• Written request
Lines that hold the word "matplotlib" should be located and copied.

• Extracted records
______

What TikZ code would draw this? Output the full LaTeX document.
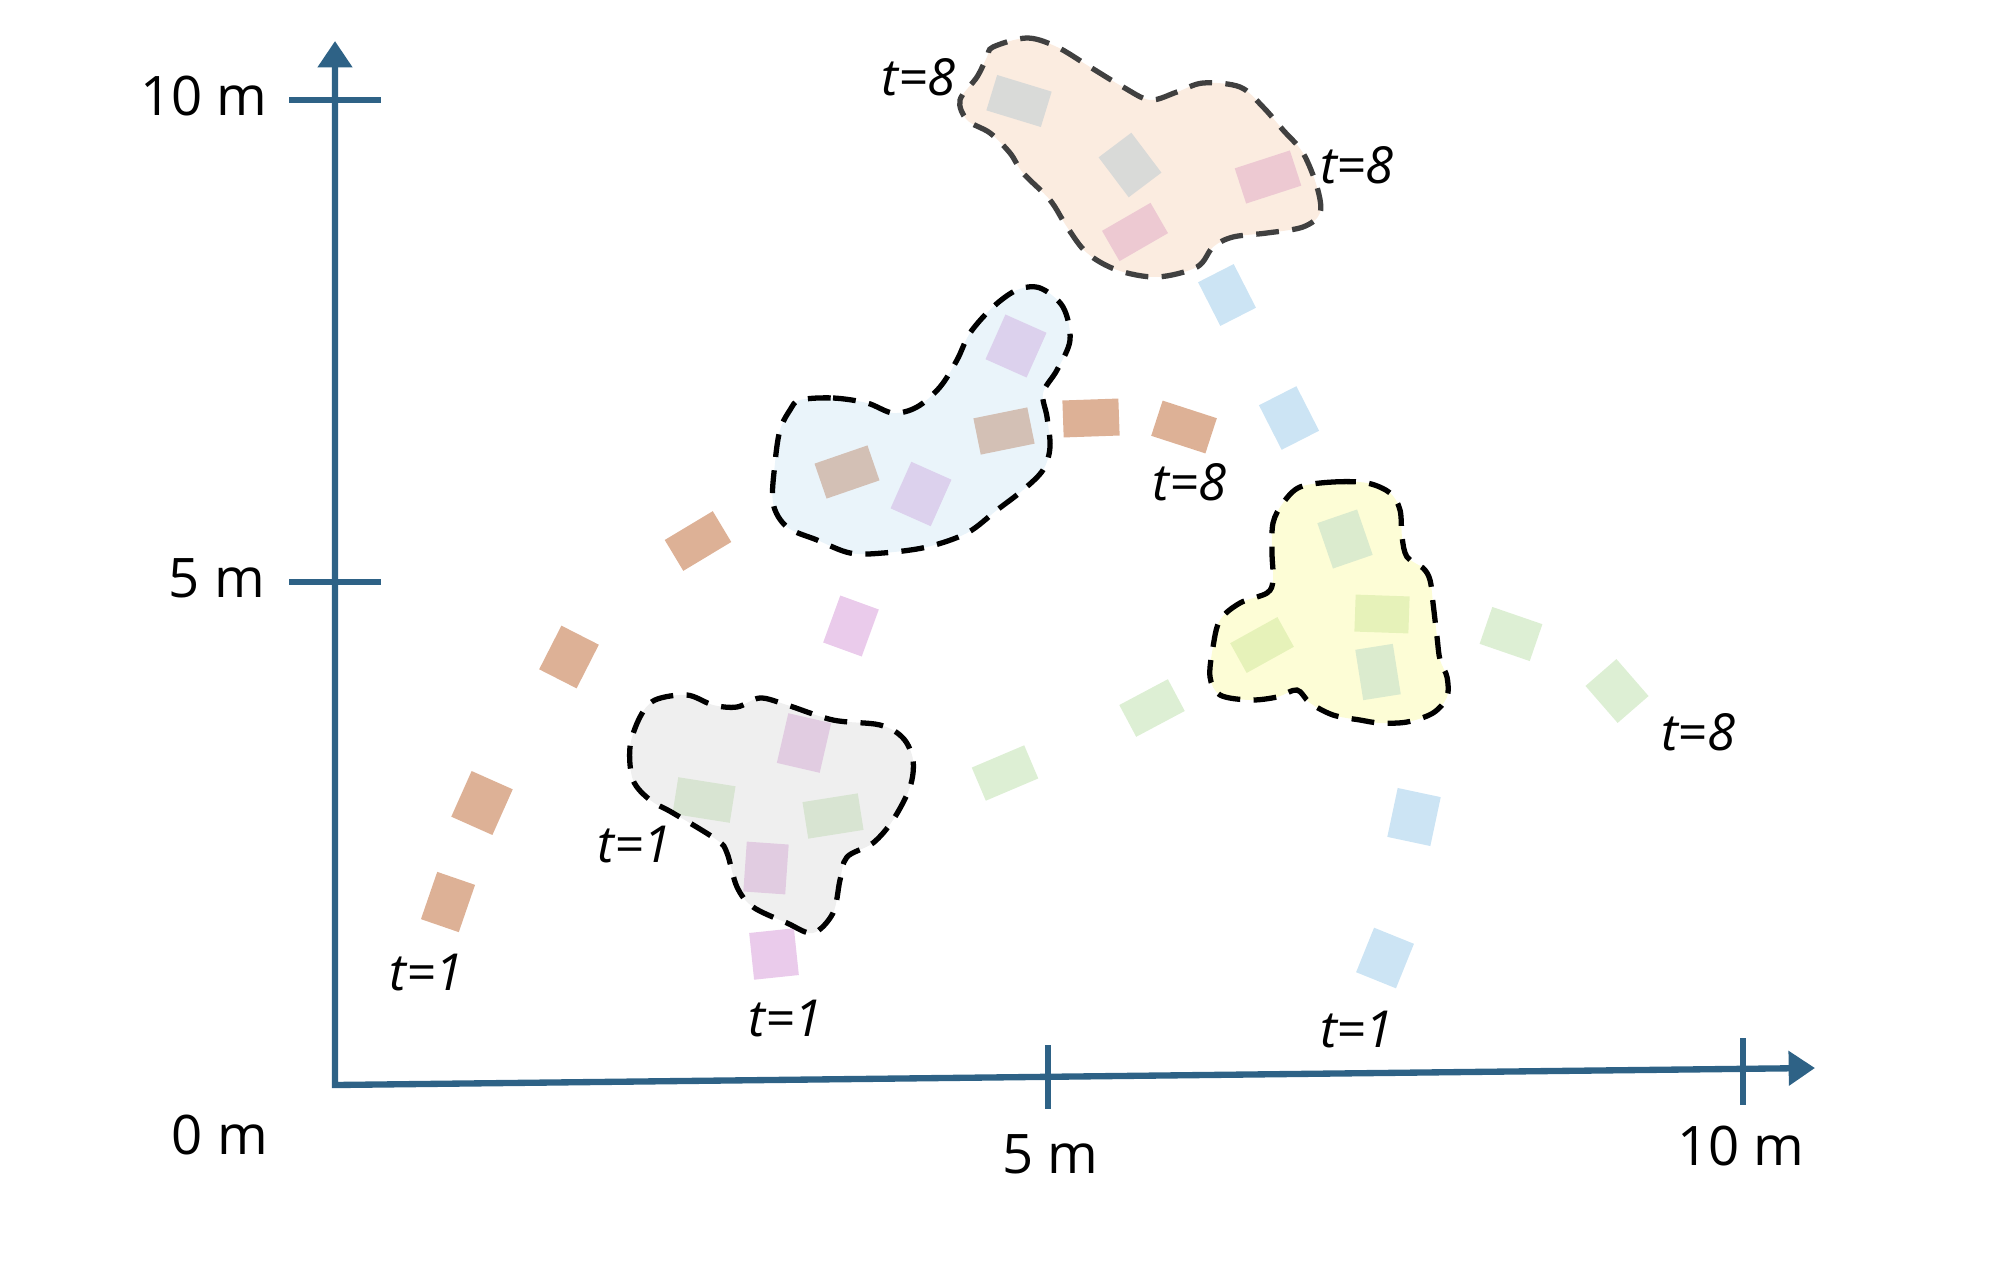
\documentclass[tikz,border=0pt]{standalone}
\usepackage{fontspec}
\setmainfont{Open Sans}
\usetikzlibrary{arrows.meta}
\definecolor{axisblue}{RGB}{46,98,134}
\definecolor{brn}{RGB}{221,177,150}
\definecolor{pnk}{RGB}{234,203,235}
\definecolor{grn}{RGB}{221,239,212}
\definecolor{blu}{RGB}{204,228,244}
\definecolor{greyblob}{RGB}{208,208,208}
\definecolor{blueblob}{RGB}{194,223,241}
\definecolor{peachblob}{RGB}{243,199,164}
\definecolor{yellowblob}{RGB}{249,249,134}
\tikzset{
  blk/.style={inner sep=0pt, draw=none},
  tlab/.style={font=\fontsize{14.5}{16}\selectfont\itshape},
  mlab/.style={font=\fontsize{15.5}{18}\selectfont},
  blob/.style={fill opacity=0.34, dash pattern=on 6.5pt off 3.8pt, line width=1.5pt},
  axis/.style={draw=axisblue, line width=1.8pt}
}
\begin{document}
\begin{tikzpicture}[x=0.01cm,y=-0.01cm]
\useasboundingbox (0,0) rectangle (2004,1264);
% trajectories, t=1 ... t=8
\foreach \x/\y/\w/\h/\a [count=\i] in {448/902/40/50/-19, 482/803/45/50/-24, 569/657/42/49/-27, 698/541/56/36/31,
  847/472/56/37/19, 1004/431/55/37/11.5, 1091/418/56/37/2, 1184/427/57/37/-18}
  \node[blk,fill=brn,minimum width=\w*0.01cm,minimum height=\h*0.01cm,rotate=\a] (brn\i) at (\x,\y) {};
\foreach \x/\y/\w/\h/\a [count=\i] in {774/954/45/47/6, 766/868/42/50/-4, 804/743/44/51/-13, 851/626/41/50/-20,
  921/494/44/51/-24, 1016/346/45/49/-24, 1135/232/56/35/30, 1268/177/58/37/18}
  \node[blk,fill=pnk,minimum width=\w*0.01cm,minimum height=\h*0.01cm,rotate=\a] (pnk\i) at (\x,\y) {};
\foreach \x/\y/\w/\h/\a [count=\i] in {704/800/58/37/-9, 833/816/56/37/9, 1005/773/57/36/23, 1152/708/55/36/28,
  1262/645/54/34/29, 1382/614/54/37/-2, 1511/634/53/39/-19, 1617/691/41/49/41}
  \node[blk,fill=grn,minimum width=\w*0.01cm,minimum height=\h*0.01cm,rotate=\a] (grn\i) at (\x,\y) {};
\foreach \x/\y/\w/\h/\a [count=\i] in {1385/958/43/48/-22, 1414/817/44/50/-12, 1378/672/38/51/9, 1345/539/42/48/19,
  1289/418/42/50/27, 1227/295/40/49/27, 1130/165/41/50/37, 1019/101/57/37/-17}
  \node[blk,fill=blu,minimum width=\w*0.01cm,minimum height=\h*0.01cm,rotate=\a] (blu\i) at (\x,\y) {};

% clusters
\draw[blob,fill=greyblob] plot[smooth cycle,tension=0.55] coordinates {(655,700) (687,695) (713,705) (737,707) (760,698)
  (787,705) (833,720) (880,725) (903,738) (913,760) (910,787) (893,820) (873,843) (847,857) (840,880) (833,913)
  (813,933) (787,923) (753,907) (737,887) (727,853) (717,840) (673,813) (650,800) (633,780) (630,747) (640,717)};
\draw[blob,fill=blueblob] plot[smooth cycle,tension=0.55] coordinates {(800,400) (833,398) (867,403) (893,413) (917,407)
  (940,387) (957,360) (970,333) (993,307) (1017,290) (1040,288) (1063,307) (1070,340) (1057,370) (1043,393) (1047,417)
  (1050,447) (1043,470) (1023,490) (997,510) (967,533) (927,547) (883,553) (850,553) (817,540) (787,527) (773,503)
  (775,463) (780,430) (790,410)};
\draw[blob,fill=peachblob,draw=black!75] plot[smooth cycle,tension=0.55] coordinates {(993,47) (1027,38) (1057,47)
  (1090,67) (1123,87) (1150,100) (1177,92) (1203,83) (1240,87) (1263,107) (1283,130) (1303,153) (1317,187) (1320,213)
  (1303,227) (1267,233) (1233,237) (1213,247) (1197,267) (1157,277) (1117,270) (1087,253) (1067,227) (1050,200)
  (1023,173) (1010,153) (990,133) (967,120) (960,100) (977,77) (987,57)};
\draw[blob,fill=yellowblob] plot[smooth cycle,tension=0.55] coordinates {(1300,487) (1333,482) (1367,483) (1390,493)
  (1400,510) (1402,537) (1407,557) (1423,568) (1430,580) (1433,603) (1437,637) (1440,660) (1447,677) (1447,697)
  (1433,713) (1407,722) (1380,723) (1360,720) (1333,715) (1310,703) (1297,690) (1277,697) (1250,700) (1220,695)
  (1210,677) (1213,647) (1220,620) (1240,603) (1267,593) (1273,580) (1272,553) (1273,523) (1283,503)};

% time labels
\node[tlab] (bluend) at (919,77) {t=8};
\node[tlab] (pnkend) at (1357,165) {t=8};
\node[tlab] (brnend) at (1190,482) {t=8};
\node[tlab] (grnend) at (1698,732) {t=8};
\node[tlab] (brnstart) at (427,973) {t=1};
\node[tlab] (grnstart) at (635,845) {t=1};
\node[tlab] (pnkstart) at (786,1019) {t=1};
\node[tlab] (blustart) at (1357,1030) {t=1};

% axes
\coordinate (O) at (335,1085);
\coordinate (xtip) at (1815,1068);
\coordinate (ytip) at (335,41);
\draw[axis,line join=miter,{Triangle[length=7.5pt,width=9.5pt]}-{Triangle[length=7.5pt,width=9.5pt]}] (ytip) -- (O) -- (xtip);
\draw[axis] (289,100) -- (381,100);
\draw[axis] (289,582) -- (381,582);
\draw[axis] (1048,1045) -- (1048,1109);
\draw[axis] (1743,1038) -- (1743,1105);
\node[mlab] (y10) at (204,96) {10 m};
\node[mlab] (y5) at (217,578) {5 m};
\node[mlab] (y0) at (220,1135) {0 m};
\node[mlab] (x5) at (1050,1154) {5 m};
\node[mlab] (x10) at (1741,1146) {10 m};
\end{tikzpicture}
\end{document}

______

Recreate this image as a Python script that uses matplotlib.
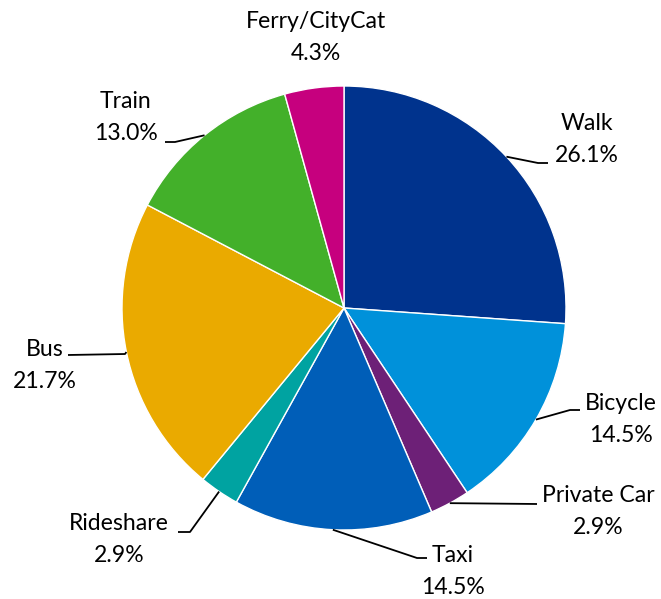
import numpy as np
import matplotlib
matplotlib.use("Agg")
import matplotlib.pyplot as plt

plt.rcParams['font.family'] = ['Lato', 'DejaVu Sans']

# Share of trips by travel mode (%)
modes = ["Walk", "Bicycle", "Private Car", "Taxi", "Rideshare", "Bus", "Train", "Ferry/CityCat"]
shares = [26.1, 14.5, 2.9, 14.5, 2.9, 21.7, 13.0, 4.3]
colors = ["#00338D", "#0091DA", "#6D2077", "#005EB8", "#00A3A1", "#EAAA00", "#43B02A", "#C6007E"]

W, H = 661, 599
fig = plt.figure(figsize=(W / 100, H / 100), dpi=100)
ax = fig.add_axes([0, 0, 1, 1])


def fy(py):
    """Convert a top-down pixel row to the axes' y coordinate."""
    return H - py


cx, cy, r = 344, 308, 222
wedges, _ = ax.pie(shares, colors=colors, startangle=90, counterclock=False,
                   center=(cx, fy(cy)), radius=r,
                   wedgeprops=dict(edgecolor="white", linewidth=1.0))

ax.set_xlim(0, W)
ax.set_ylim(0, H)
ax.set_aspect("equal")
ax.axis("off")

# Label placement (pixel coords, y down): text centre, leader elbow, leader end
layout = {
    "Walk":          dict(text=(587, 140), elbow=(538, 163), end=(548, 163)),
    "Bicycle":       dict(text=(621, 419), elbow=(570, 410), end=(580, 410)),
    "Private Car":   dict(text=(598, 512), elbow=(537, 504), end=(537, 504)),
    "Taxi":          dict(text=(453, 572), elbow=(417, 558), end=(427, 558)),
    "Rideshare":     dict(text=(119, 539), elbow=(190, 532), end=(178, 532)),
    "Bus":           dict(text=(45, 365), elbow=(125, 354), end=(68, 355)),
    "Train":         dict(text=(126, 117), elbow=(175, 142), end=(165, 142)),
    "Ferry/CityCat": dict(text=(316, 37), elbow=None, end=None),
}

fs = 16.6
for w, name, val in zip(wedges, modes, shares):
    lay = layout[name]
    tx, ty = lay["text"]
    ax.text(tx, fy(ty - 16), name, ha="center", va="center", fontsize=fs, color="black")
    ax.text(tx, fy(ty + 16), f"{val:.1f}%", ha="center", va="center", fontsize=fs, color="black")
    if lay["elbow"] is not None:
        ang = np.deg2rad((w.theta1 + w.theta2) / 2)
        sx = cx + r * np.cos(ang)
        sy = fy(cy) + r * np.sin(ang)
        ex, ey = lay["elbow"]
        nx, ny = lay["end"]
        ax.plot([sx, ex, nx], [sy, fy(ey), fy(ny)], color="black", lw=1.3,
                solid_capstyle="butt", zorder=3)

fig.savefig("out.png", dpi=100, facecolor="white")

______

• Expected answer
Recreate this image as a Python script that uses matplotlib.
import matplotlib
matplotlib.use("Agg")
import matplotlib.pyplot as plt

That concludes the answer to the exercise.